## BEGIN

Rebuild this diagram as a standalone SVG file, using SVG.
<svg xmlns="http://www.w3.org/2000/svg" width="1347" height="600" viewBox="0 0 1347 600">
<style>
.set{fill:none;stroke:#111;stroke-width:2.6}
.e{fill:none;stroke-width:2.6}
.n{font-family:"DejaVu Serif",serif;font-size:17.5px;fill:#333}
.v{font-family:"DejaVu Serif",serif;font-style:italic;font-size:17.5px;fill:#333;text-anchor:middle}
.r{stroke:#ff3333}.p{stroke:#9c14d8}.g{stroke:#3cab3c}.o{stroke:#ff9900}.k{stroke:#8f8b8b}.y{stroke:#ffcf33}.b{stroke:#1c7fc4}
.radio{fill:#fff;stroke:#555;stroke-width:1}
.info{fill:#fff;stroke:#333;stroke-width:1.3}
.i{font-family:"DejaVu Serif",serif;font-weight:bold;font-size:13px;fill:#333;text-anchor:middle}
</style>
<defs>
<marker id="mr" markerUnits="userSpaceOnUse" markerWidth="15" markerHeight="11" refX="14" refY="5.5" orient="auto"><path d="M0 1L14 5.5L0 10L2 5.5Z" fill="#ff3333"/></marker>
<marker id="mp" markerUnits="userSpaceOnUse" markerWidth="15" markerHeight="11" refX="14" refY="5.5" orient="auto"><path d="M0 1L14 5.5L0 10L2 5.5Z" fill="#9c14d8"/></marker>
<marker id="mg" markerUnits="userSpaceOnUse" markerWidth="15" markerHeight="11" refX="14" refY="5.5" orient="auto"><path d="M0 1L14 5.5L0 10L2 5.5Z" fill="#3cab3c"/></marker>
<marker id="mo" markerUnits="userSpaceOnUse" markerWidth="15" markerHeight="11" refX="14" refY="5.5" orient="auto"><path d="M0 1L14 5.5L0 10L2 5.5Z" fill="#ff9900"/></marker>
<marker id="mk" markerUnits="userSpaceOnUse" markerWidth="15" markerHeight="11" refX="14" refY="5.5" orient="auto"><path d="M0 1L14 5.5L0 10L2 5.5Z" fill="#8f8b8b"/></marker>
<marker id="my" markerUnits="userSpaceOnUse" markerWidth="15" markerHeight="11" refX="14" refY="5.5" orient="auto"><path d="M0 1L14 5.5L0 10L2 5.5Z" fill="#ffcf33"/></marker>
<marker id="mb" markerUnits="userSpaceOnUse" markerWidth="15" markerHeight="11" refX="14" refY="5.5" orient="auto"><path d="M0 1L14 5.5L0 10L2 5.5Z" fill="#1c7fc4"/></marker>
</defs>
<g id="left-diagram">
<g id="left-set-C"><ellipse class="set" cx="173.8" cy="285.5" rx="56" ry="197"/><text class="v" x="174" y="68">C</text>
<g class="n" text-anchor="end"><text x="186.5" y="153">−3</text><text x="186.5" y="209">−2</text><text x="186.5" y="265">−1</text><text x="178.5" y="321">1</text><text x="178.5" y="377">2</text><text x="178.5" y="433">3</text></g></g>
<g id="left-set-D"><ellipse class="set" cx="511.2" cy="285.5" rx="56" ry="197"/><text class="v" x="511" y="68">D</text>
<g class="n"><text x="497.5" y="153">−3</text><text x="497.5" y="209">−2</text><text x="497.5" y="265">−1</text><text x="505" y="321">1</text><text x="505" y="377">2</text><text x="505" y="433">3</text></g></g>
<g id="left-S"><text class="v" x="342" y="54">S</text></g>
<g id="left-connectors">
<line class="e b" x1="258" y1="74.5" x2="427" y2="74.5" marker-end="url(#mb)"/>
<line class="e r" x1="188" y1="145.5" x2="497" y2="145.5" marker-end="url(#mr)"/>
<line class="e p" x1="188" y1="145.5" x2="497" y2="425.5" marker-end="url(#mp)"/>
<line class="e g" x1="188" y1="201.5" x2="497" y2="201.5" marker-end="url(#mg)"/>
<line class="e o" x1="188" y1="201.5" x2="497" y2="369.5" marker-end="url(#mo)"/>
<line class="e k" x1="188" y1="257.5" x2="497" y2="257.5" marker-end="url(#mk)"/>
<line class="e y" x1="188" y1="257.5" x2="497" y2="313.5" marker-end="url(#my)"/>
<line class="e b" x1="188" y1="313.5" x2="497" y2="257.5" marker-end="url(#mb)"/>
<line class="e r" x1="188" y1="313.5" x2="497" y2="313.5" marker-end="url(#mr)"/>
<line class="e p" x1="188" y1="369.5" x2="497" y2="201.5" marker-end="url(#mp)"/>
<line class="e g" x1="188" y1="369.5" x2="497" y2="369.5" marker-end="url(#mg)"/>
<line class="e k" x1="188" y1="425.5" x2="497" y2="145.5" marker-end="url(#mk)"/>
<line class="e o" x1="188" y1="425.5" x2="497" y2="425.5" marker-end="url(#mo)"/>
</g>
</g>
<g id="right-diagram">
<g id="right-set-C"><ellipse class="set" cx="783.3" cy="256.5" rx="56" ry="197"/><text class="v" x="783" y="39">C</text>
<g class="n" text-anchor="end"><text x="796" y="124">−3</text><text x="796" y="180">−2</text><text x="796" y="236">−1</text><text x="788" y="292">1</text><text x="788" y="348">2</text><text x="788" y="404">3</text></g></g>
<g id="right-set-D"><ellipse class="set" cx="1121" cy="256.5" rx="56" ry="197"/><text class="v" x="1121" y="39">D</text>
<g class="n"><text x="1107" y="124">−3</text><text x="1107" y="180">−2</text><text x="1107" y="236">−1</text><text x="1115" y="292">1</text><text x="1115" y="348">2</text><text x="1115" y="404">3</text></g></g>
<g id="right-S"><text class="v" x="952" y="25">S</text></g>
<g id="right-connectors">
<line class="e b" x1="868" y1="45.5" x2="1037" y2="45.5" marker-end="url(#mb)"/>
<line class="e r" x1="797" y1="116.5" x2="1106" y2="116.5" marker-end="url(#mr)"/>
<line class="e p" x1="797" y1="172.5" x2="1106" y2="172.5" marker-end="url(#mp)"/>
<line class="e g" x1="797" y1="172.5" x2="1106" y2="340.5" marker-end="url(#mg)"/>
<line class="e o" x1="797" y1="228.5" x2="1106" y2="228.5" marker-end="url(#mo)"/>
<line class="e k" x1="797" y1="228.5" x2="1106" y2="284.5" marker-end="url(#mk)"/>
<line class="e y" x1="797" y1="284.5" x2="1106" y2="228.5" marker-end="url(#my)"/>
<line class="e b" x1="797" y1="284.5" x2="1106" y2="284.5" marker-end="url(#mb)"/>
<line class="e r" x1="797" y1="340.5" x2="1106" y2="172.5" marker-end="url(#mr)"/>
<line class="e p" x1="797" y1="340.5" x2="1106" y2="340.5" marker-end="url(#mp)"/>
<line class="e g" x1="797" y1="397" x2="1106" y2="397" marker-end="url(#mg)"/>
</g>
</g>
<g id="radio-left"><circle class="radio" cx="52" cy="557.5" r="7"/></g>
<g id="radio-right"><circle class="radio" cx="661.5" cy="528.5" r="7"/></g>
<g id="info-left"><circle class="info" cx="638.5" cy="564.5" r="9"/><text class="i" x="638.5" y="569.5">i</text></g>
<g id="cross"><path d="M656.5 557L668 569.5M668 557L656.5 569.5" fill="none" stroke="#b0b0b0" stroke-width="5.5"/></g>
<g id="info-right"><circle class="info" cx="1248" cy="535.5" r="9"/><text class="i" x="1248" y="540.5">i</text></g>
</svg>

## END

### [Problem to work on]
Pull out all lines containing "diagram".

### [Final answer]
Rebuild this diagram as a standalone SVG file, using SVG.
<g id="left-diagram">
<g id="right-diagram">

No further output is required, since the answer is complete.